I don't have video/audio working on this install, so I'll try to get that set up later and make a video.

I do have a video of the wifi in action though: https://tmp.thekyel.com/month/wifi.mp4

I reached out to them a couple of times, and they asked if I had rfkill installed, I told them no, but it shouldn't matter if it was a hardware switch.

They told me that they would look into it, and then never responded after that.


Interesting indeed! Here [1] is how it allegedly works. Is the laptop easy enough to open and check if the board you have looks anything like those photos?

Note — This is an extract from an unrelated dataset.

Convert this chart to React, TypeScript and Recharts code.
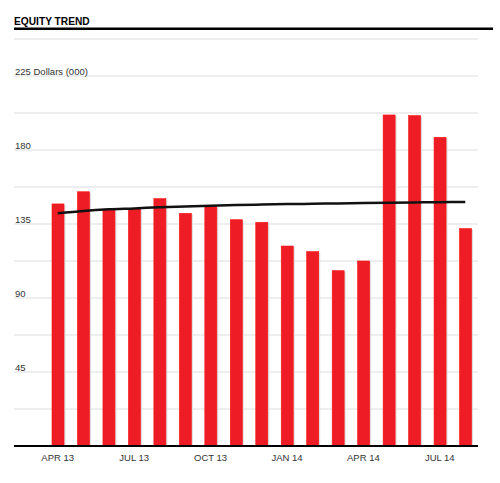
import React from "react";
import {
  ComposedChart,
  Bar,
  Line,
  XAxis,
  YAxis,
  CartesianGrid,
} from "recharts";

const MONTHS = [
  "APR 13", "MAY 13", "JUN 13", "JUL 13", "AUG 13", "SEP 13", "OCT 13", "NOV 13", "DEC 13",
  "JAN 14", "FEB 14", "MAR 14", "APR 14", "MAY 14", "JUN 14", "JUL 14", "AUG 14",
];
const EQUITY = [
  147.2, 154.6, 143.9, 144.5, 150.4, 141.5, 145.5, 137.6, 136.0,
  121.6, 118.2, 106.6, 112.5, 201.3, 200.9, 187.7, 132.2,
];
const TREND = [
  141.5, 142.9, 143.9, 144.5, 145.2, 145.7, 146.1, 146.5, 146.8,
  147.1, 147.3, 147.5, 147.7, 147.9, 148.1, 148.3, 148.4,
];
const Y_TICKS = [0, 22.5, 45, 67.5, 90, 112.5, 135, 157.5, 180, 202.5, 225, 247.5];
const Y_LABELS: Record<string, string> = {
  "45": "45",
  "90": "90",
  "135": "135",
  "180": "180",
  "225": "225 Dollars (000)",
};
const TITLE = "EQUITY TREND";

const data = MONTHS.map((m, i) => ({ month: m, equity: EQUITY[i], trend: TREND[i] }));

const FONT = "'Liberation Sans', Arial, Helvetica, sans-serif";
const PLOT_LEFT = 14;

const renderYTick = (props: any) => {
  const { y, payload, index } = props;
  const label = Y_LABELS[String(payload.value)];
  if (!label) return <g key={`yt-${index}`} />;
  return (
    <text
      key={`yt-${index}`}
      x={PLOT_LEFT + 1}
      y={y - 1.5}
      fontSize={9.5}
      fill="#333"
      fontFamily={FONT}
      textAnchor="start"
    >
      {label}
    </text>
  );
};

const BarShape = (props: any) => {
  const { x, y, width, height } = props;
  if (height <= 0) return null;
  return (
    <g>
      <rect x={x + 1.5} y={y + 1} width={width} height={height - 1} fill="#dcdcdc" />
      <rect x={x} y={y} width={width} height={height} fill="#ee1c25" stroke="#ff1010" strokeWidth={0.6} />
    </g>
  );
};

export default function App() {
  return (
    <div style={{ position: "absolute", left: 0, top: 0, width: 500, height: 483, background: "#fff" }}>
      <svg width={500} height={40} style={{ position: "absolute", left: 0, top: 0 }}>
        <text x={14} y={24.7} fontSize={10.2} fontWeight="bold" fill="#000" fontFamily={FONT}>
          {TITLE}
        </text>
        <line x1={14} x2={493} y1={28.7} y2={28.7} stroke="#000" strokeWidth={2.5} />
      </svg>
      <div style={{ position: "absolute", left: 0, top: 0 }}>
        <ComposedChart
          width={500}
          height={483}
          data={data}
          margin={{ top: 39, right: 22, left: PLOT_LEFT - 1, bottom: 7 }}
        >
          <CartesianGrid horizontal vertical={false} stroke="#dddddd" strokeWidth={1} />
          <XAxis
            dataKey="month"
            interval={2}
            padding={{ left: 31, right: 0 }}
            tickLine={false}
            axisLine={{ stroke: "#000", strokeWidth: 2 }}
            tick={{ fontSize: 9.5, fill: "#333", fontFamily: FONT }}
            height={30}
          />
          <YAxis
            width={1}
            domain={[0, 247.5]}
            ticks={Y_TICKS}
            axisLine={false}
            tickLine={false}
            tick={renderYTick}
            interval={0}
          />
          <Bar dataKey="equity" barSize={12} shape={<BarShape />} isAnimationActive={false} />
          <Line
            dataKey="trend"
            type="monotone"
            stroke="#111"
            strokeWidth={2.5}
            dot={false}
            activeDot={false}
            isAnimationActive={false}
          />
        </ComposedChart>
      </div>
    </div>
  );
}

On the other hand, putting a signal onto disable pins is not exactly a kill switch. The description sounds like a hardware switch in front of a soft kill, which would make it some sort of quasi-HKS. A real kill switch would need to totally cut power to that controller rather than rely on it playing nice.

On the gripping hand, I find it hard to believe they would overlook something that crucial. Eg, if it didn't work, it would /have/ to show up during testing.

I wonder if the chip needs to be tightly integrated into the board and a proper HKS would require cutting signal to dozens of those pins -- something that is perhaps impractical -- so they went for a lesser option.

FWIW, there is at least one more person alleging the same broken functionality [2]

[1] https://puri.sm/posts/hard-not-soft-kill-switches/

[2] https://forums.puri.sm/t/wifi-killswitch-didnt-work-when-i-n...


Maybe they mean that the switches themselves are hardware, but the deactivation is implemented in software, only triggered by the (harware) switch.